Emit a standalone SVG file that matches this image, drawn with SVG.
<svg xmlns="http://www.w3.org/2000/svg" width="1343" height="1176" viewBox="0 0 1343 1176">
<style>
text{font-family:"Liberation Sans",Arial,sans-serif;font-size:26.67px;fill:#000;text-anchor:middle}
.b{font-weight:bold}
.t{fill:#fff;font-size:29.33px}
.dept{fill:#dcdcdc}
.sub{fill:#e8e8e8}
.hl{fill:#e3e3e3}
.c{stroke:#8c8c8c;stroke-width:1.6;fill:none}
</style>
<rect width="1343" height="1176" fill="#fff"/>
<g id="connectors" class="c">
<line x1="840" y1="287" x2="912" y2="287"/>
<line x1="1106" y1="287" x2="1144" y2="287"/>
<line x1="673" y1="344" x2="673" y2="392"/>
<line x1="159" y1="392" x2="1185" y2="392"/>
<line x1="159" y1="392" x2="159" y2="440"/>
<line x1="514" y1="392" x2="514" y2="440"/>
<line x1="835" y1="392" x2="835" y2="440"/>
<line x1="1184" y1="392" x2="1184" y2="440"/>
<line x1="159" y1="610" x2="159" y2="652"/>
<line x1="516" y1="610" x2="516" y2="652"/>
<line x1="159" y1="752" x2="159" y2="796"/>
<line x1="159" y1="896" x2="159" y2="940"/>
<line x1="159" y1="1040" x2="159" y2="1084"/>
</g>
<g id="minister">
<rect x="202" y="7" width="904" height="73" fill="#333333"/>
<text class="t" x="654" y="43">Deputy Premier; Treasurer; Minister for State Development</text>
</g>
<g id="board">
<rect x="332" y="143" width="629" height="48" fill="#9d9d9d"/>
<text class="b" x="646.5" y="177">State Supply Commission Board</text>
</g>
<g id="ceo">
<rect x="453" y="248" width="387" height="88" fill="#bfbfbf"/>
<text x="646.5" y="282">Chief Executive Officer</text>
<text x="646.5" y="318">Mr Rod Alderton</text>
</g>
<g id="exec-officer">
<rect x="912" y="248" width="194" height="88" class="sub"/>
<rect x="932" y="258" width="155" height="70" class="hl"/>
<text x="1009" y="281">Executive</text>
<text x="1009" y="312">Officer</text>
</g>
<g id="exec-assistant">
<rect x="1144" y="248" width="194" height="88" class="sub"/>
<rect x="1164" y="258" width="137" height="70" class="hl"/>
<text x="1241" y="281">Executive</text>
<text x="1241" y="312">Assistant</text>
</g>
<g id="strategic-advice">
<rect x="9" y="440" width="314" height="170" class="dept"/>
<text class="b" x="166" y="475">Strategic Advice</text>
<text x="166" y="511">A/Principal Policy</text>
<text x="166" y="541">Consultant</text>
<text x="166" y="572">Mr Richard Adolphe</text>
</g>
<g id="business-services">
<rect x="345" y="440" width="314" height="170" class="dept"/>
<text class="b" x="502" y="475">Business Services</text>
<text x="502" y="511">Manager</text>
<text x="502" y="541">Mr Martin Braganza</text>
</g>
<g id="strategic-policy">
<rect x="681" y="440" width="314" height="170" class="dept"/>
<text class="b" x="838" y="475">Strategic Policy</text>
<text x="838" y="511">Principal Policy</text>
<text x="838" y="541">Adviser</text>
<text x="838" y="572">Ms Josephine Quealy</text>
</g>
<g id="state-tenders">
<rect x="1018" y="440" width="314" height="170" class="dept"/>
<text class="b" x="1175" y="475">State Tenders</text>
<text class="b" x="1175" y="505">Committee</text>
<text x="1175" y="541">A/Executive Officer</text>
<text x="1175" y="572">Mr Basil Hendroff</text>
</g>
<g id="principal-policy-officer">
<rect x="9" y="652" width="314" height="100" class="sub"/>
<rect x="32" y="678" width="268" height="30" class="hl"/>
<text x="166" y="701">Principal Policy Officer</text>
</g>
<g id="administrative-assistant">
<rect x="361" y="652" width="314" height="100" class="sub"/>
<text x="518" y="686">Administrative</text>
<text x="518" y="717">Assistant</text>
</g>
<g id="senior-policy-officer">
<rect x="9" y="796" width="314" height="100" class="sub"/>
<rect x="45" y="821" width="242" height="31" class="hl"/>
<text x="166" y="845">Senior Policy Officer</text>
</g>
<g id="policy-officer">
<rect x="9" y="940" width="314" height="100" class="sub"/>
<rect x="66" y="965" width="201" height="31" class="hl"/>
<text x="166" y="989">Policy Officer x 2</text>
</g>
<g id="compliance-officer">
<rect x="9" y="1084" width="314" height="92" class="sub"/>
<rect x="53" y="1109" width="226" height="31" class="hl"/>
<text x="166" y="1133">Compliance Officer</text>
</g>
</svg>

-- -- --

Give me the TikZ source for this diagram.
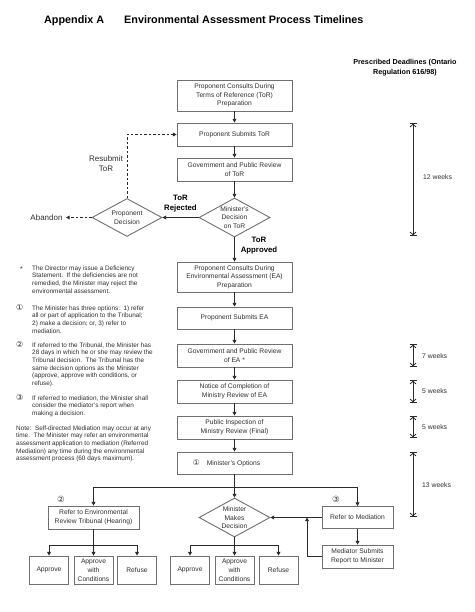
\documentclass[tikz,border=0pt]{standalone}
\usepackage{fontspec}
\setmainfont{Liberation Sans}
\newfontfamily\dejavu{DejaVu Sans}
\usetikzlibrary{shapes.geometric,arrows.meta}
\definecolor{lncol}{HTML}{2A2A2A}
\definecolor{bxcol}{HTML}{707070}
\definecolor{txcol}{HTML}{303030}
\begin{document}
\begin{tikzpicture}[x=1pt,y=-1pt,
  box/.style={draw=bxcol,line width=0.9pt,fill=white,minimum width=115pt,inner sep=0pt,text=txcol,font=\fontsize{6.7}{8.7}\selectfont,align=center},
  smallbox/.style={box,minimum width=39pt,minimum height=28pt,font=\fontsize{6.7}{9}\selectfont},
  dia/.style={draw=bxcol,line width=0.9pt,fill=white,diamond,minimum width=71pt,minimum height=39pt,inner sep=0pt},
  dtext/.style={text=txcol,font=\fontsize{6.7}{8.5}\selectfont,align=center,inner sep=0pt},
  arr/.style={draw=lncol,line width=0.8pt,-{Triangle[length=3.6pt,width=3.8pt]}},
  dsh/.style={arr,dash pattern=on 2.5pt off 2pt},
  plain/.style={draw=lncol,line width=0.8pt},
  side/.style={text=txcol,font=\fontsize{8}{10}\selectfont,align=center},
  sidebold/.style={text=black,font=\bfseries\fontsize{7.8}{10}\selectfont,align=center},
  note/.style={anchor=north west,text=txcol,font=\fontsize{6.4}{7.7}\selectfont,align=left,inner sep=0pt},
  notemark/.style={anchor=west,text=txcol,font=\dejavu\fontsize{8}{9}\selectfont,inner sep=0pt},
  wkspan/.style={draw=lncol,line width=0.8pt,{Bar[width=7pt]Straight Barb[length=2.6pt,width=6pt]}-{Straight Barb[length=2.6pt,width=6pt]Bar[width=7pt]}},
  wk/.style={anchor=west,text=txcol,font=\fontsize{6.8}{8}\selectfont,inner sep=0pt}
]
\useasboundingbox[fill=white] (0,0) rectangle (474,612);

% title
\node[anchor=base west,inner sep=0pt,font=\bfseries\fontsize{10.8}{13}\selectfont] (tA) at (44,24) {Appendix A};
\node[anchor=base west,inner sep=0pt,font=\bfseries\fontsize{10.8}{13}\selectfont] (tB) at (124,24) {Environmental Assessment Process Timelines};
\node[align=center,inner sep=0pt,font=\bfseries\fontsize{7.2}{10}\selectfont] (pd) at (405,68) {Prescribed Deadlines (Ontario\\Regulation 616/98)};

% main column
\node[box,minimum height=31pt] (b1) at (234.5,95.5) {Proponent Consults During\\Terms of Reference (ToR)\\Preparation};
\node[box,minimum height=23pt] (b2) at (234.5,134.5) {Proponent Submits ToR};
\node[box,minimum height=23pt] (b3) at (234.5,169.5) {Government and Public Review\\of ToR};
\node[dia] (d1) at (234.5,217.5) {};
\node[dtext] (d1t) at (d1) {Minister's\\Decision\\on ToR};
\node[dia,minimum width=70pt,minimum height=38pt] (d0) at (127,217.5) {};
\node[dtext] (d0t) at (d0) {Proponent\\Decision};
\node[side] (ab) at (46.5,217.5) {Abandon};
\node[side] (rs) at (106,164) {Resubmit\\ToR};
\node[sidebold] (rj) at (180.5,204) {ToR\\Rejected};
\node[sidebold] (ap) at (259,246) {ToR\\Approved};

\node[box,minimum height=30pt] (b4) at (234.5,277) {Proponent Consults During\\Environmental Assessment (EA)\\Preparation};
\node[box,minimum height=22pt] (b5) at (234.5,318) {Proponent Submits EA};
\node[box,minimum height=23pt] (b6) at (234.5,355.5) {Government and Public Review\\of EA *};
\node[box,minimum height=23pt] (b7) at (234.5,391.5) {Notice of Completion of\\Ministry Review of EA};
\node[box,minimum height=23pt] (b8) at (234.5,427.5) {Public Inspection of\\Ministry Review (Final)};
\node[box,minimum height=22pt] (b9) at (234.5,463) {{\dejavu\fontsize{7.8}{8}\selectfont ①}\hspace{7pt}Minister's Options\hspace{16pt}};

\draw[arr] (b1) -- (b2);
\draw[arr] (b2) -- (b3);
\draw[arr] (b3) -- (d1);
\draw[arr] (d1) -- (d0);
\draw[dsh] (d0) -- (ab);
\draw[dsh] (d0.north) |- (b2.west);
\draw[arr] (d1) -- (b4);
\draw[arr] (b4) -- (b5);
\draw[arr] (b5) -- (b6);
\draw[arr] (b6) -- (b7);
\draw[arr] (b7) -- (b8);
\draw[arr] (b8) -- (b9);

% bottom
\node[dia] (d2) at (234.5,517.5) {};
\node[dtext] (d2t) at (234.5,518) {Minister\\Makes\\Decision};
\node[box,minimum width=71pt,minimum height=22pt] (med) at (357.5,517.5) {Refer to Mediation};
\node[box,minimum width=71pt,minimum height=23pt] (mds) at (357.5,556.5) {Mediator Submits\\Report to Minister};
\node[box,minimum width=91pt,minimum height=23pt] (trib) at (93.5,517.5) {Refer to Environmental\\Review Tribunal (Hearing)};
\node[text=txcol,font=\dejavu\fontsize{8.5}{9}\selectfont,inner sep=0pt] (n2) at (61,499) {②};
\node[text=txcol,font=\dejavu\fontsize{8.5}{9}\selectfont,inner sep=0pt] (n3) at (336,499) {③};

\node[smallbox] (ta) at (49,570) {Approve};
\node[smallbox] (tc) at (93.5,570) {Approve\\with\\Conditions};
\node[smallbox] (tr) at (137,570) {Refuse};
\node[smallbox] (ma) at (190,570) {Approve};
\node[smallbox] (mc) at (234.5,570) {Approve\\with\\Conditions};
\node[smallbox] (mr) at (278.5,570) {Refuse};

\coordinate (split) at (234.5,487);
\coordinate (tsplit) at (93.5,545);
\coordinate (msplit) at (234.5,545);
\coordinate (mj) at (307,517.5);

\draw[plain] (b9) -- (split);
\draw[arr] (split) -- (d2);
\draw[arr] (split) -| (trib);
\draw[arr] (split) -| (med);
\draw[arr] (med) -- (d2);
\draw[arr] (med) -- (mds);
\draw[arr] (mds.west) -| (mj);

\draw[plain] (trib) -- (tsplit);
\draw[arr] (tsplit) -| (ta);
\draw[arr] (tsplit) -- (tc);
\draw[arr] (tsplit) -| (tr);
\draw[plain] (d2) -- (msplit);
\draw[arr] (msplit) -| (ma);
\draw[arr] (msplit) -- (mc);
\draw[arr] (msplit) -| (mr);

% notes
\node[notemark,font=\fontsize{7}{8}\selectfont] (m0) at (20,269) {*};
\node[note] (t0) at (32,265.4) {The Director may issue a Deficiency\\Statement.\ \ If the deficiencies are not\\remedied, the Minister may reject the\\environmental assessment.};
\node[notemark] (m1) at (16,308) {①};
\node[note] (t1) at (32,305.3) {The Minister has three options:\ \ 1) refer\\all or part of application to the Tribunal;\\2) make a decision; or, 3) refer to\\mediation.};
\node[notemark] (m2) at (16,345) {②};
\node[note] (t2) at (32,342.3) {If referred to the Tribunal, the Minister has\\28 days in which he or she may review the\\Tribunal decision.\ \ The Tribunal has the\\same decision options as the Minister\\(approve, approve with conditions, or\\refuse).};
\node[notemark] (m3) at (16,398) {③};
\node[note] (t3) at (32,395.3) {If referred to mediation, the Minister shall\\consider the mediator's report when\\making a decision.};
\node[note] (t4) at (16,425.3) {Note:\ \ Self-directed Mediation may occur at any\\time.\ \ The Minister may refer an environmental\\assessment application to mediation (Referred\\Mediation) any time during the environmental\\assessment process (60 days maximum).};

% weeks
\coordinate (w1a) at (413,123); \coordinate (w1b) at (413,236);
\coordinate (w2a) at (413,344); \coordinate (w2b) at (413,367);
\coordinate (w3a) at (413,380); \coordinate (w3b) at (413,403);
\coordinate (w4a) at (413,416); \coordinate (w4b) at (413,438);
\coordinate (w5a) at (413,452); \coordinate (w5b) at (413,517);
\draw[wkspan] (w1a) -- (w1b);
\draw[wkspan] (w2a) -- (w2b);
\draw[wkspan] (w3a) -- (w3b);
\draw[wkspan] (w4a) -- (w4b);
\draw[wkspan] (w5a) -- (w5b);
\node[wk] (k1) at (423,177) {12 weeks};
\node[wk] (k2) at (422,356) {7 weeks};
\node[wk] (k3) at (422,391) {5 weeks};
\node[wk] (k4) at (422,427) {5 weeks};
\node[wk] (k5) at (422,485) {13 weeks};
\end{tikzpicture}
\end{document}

-- -- --

REQUIRED TASK ->
Leaving the pictures out, write out exactly the lines from the line containing "Give me the TikZ source for this diagram." through the line containing "(0,0) rectangle (474,612);", both included.

THE REPLY ->
Give me the TikZ source for this diagram.
\documentclass[tikz,border=0pt]{standalone}
\usepackage{fontspec}
\setmainfont{Liberation Sans}
\newfontfamily\dejavu{DejaVu Sans}
\usetikzlibrary{shapes.geometric,arrows.meta}
\definecolor{lncol}{HTML}{2A2A2A}
\definecolor{bxcol}{HTML}{707070}
\definecolor{txcol}{HTML}{303030}
\begin{document}
\begin{tikzpicture}[x=1pt,y=-1pt,
  box/.style={draw=bxcol,line width=0.9pt,fill=white,minimum width=115pt,inner sep=0pt,text=txcol,font=\fontsize{6.7}{8.7}\selectfont,align=center},
  smallbox/.style={box,minimum width=39pt,minimum height=28pt,font=\fontsize{6.7}{9}\selectfont},
  dia/.style={draw=bxcol,line width=0.9pt,fill=white,diamond,minimum width=71pt,minimum height=39pt,inner sep=0pt},
  dtext/.style={text=txcol,font=\fontsize{6.7}{8.5}\selectfont,align=center,inner sep=0pt},
  arr/.style={draw=lncol,line width=0.8pt,-{Triangle[length=3.6pt,width=3.8pt]}},
  dsh/.style={arr,dash pattern=on 2.5pt off 2pt},
  plain/.style={draw=lncol,line width=0.8pt},
  side/.style={text=txcol,font=\fontsize{8}{10}\selectfont,align=center},
  sidebold/.style={text=black,font=\bfseries\fontsize{7.8}{10}\selectfont,align=center},
  note/.style={anchor=north west,text=txcol,font=\fontsize{6.4}{7.7}\selectfont,align=left,inner sep=0pt},
  notemark/.style={anchor=west,text=txcol,font=\dejavu\fontsize{8}{9}\selectfont,inner sep=0pt},
  wkspan/.style={draw=lncol,line width=0.8pt,{Bar[width=7pt]Straight Barb[length=2.6pt,width=6pt]}-{Straight Barb[length=2.6pt,width=6pt]Bar[width=7pt]}},
  wk/.style={anchor=west,text=txcol,font=\fontsize{6.8}{8}\selectfont,inner sep=0pt}
]
\useasboundingbox[fill=white] (0,0) rectangle (474,612);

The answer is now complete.